In order to statically link a program, you need to have its dependencies available as static libraries. These are files names as libsomething.a.

If this is a library available in your distribution:

If this is a third-party library, you’ll need to get a static version of it or compile it from source, following the same instructions that you are reading right now.

Verifying the result

How do you check that you got a static binary? Try running file and ldd on it.

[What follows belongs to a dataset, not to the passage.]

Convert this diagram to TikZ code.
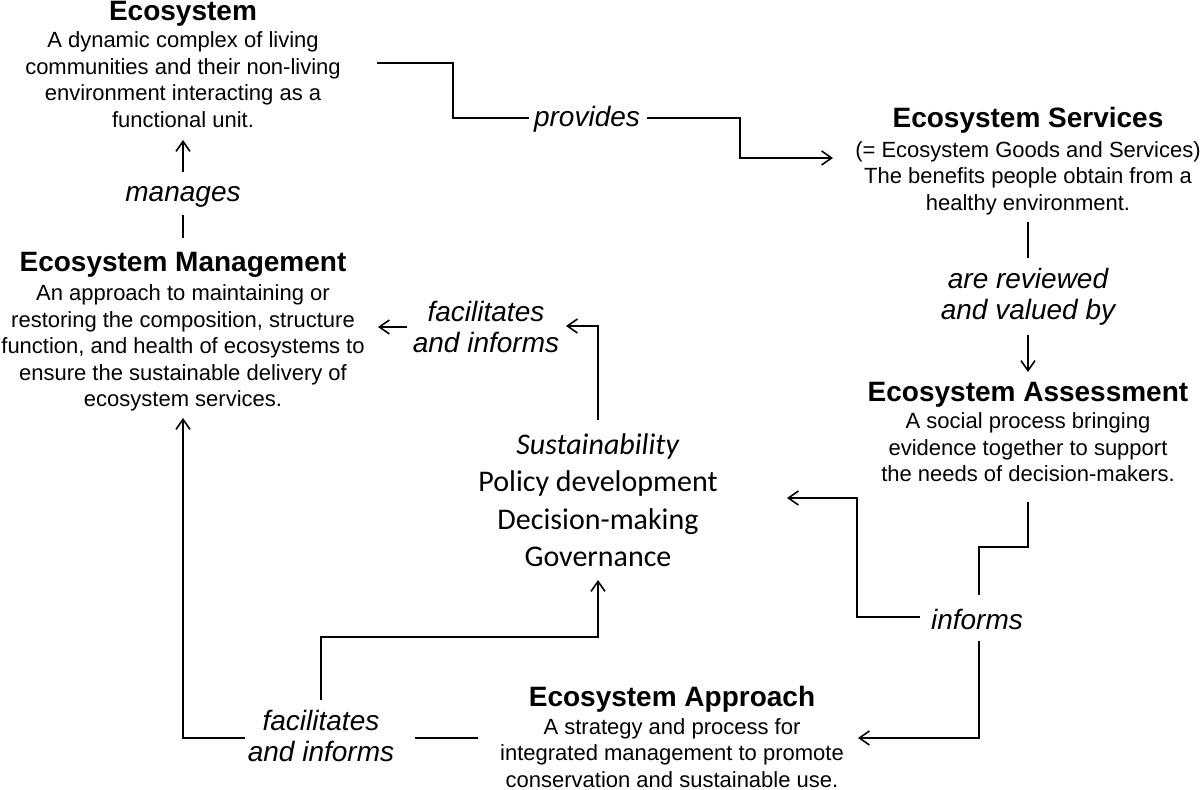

For a dynamic binary, you’ll get something like this:

% ldd ./eagle 
    linux-vdso.so.1 (0x00007ffd47d87000)
    libhts.so.1 => not found
    libboost_program_options.so.1.49.0 => not found
    libboost_iostreams.so.1.49.0 => not found
    libz.so.1 => /lib64/libz.so.1 (0x00007fe77a445000)
    libopenblas.so.0 => /lib64/libopenblas.so.0 (0x00007fe778133000)
    libpthread.so.0 => /lib64/libpthread.so.0 (0x00007fe777f17000)
    libstdc++.so.6 => /lib64/libstdc++.so.6 (0x00007fe777b90000)
    libm.so.6 => /lib64/libm.so.6 (0x00007fe777886000)
    libgomp.so.1 => /lib64/libgomp.so.1 (0x00007fe777658000)
    libgcc_s.so.1 => /lib64/libgcc_s.so.1 (0x00007fe777441000)
    libc.so.6 => /lib64/libc.so.6 (0x00007fe77707e000)
    libgfortran.so.3 => /lib64/libgfortran.so.3 (0x00007fe776d4d000)
    /lib64/ld-linux-x86-64.so.2 (0x000055f7b3885000)
    libdl.so.2 => /lib64/libdl.so.2 (0x00007fe776b49000)
    libquadmath.so.0 => /lib64/libquadmath.so.0 (0x00007fe776908000)

% file ./eagle
./eagle: ELF 64-bit LSB executable, x86-64, version 1 (GNU/Linux), dynamically linked, interpreter /lib64/ld-linux-x86-64.so.2, for GNU/Linux 2.6.26, BuildID[sha1]=af18461c835d6f0209754b78c639581c67ed1443, stripped

For a static binary, you’ll see this instead:

% ldd ./Minimac3
    not a dynamic executable

% file ./Minimac3
./Minimac3: ELF 64-bit LSB executable, x86-64, version 1 (GNU/Linux), statically linked, for GNU/Linux 2.6.26, BuildID[sha1]=edf443bb3e695b3f421b0d162ca30bb0f422c2ad, stripped

By the way, if file says that your binary is “not stripped”, run the strip command on it:

% strip eagle

This will significantly reduce its on-disk size and make it faster to copy to the cluster.